If we had a perfect classifier, how would MSE vs. cross-entropy respond?
A perfect classifier assigns a probability of 1.0 (or very close) to the correct class and 0.0 to the incorrect class. With cross-entropy, the cost would approach zero in that scenario, as there would be almost no negative log-likelihood term.
With MSE, the cost similarly approaches zero because the squared difference between the predicted probabilities (1 or 0) and true labels (1 or 0) is zero. However, the path to get there is typically more direct with cross-entropy, which provides strong gradient feedback during training. MSE’s gradient would be smaller in regions where the model is “almost correct,” so even though both cross-entropy and MSE converge to near-zero for a perfect classifier, cross-entropy tends to lead there more efficiently.
Could we adapt MSE to behave more like cross-entropy through weighting?
One might consider weighting the errors differently for different predicted probabilities to compensate for MSE’s weaker gradient. For instance, one could try to inflate the penalty for wrong predictions when the model is confident (e.g., predicted probability close to 1 for the wrong class). Although there are such heuristic approaches, they essentially approximate parts of the cross-entropy loss. This reaffirms that cross-entropy natively captures the behavior we want: strong penalties for incorrect high-confidence predictions. The more you tune MSE with weighting schemes, the more it ends up looking like a variant of cross-entropy in practice.

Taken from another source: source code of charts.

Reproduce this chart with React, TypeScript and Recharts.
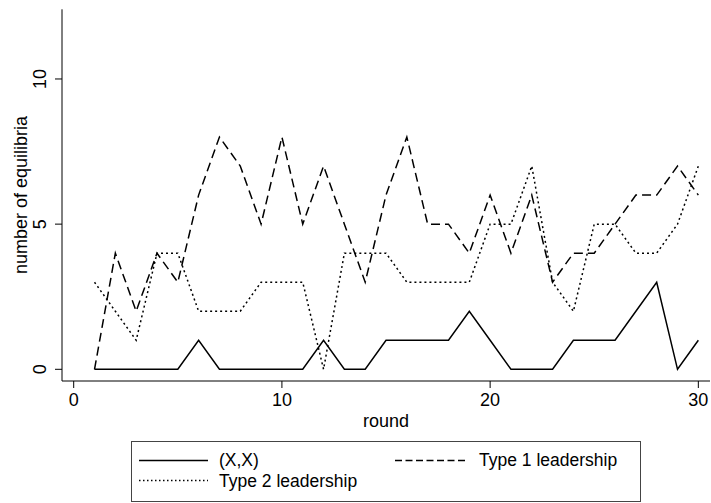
import React from 'react';
import { LineChart, Line, XAxis, YAxis } from 'recharts';

// Rounds of the experiment
const rounds = [1, 2, 3, 4, 5, 6, 7, 8, 9, 10, 11, 12, 13, 14, 15, 16, 17, 18, 19, 20, 21, 22, 23, 24, 25, 26, 27, 28, 29, 30];

// Number of equilibria per round, by type
const xxEquilibria = [0, 0, 0, 0, 0, 1, 0, 0, 0, 0, 0, 1, 0, 0, 1, 1, 1, 1, 2, 1, 0, 0, 0, 1, 1, 1, 2, 3, 0, 1];
const type1Leadership = [0, 4, 2, 4, 3, 6, 8, 7, 5, 8, 5, 7, 5, 3, 6, 8, 5, 5, 4, 6, 4, 6, 3, 4, 4, 5, 6, 6, 7, 6];
const type2Leadership = [3, 2, 1, 4, 4, 2, 2, 2, 3, 3, 3, 0, 4, 4, 4, 3, 3, 3, 3, 5, 5, 7, 3, 2, 5, 5, 4, 4, 5, 7];

const xTicks = [0, 10, 20, 30];
const yTicks = [0, 5, 10];

const seriesNames = ['(X,X)', 'Type 1 leadership', 'Type 2 leadership'];

const data = rounds.map((r, i) => ({
  round: r,
  xx: xxEquilibria[i],
  t1: type1Leadership[i],
  t2: type2Leadership[i],
}));

const FONT = '"Liberation Sans", Arial, Helvetica, sans-serif';
const DASH_T1 = '9 5';
const DASH_T2 = '2 3';

const XTick = (props: any) => {
  const { x, payload } = props;
  return (
    <text x={x} y={406} textAnchor="middle" fontSize={18} fontFamily={FONT} fill="#000">
      {payload.value}
    </text>
  );
};

const YTick = (props: any) => {
  const { y, payload } = props;
  return (
    <text
      transform={`translate(46, ${y}) rotate(-90)`}
      textAnchor="middle"
      fontSize={18}
      fontFamily={FONT}
      fill="#000"
    >
      {payload.value}
    </text>
  );
};

export default function App() {
  return (
    <div style={{ position: 'absolute', left: 0, top: 0, width: 711, height: 503, background: '#fff' }}>
      <LineChart
        width={711}
        height={503}
        data={data}
        margin={{ top: 9.3, right: 1, bottom: 92, left: 0 }}
      >
        <XAxis
          dataKey="round"
          type="number"
          domain={[-0.562, 30.56]}
          ticks={xTicks}
          allowDataOverflow
          height={30}
          tickSize={7}
          tick={<XTick />}
          axisLine={{ stroke: '#000', strokeWidth: 1 }}
          tickLine={{ stroke: '#000', strokeWidth: 1 }}
        />
        <YAxis
          type="number"
          domain={[-0.403, 12.4]}
          ticks={yTicks}
          allowDataOverflow
          width={62}
          tickSize={7}
          tick={<YTick />}
          axisLine={{ stroke: '#000', strokeWidth: 1 }}
          tickLine={{ stroke: '#000', strokeWidth: 1 }}
        />
        <Line
          type="linear"
          dataKey="xx"
          name={seriesNames[0]}
          stroke="#000"
          strokeWidth={1.5}
          dot={false}
          isAnimationActive={false}
        />
        <Line
          type="linear"
          dataKey="t1"
          name={seriesNames[1]}
          stroke="#000"
          strokeWidth={1.5}
          strokeDasharray={DASH_T1}
          dot={false}
          isAnimationActive={false}
        />
        <Line
          type="linear"
          dataKey="t2"
          name={seriesNames[2]}
          stroke="#000"
          strokeWidth={1.5}
          strokeDasharray={DASH_T2}
          dot={false}
          isAnimationActive={false}
        />
      </LineChart>
      <svg
        width={711}
        height={503}
        style={{ position: 'absolute', left: 0, top: 0, pointerEvents: 'none' }}
        fontFamily={FONT}
      >
        <text x={386} y={427} textAnchor="middle" fontSize={18} fill="#000">
          round
        </text>
        <text transform="translate(27, 195) rotate(-90)" textAnchor="middle" fontSize={18} fill="#000">
          number of equilibria
        </text>
        <rect x={131.5} y={441.5} width={509} height={60} fill="#fff" stroke="#444" strokeWidth={1} />
        <line x1={139} y1={460.5} x2={208} y2={460.5} stroke="#000" strokeWidth={1.5} />
        <text x={219} y={466} fontSize={17.5} fill="#000">{seriesNames[0]}</text>
        <line x1={395} y1={460.5} x2={468} y2={460.5} stroke="#000" strokeWidth={1.5} strokeDasharray="7 3.5" />
        <text x={479} y={466} fontSize={17.5} fill="#000">{seriesNames[1]}</text>
        <line x1={139} y1={480.5} x2={208} y2={480.5} stroke="#000" strokeWidth={1.5} strokeDasharray="1.5 2.5" />
        <text x={219} y={486.5} fontSize={17.5} fill="#000">{seriesNames[2]}</text>
      </svg>
    </div>
  );
}
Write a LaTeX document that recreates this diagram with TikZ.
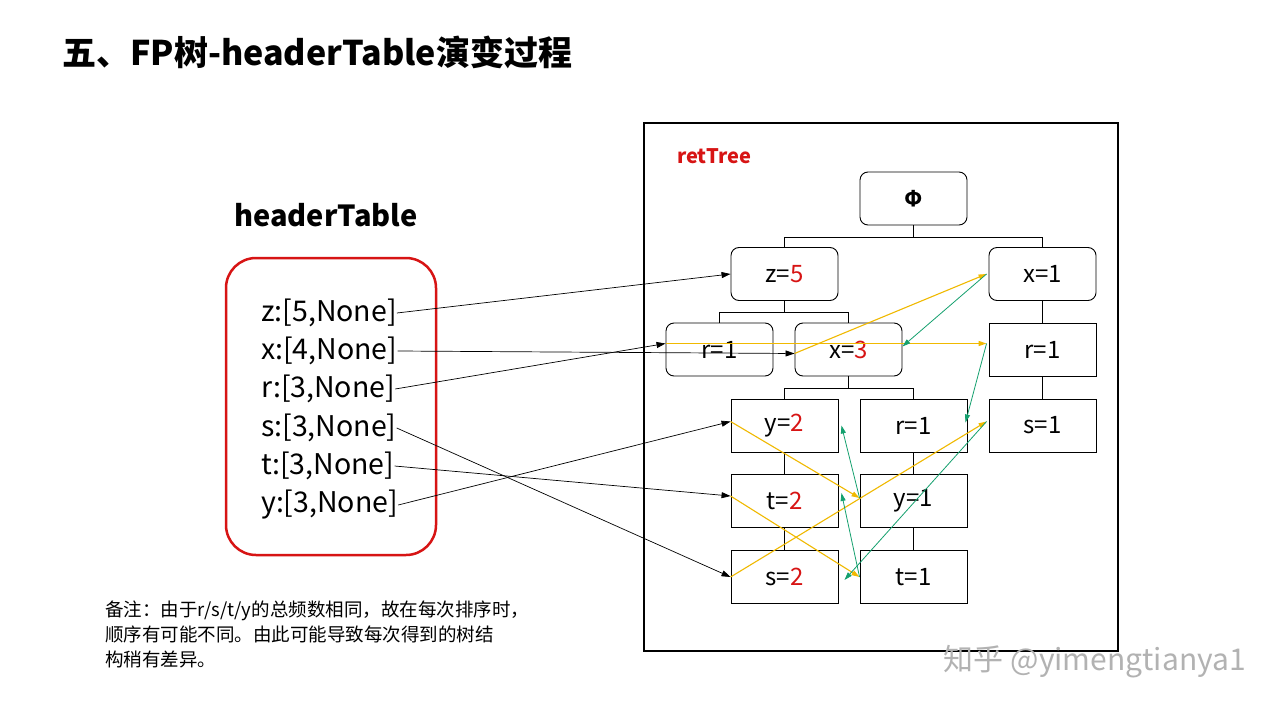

What if we are not strictly interested in probability outputs but only in the classification decision?
Even if the end goal is just to classify (positive vs. negative) without needing a probability, cross-entropy typically converges to a better linear boundary for logistic regression. This is because cross-entropy’s gradient encourages the log-odds to move rapidly toward the correct class in the event of a misclassification. MSE doesn’t enforce that log-odds boundary as strongly, which can lead to decision boundaries that are slower to become well separated.
Hence, even when probabilities are not the final outcome of interest, cross-entropy remains advantageous for quicker, more stable, and better classification performance.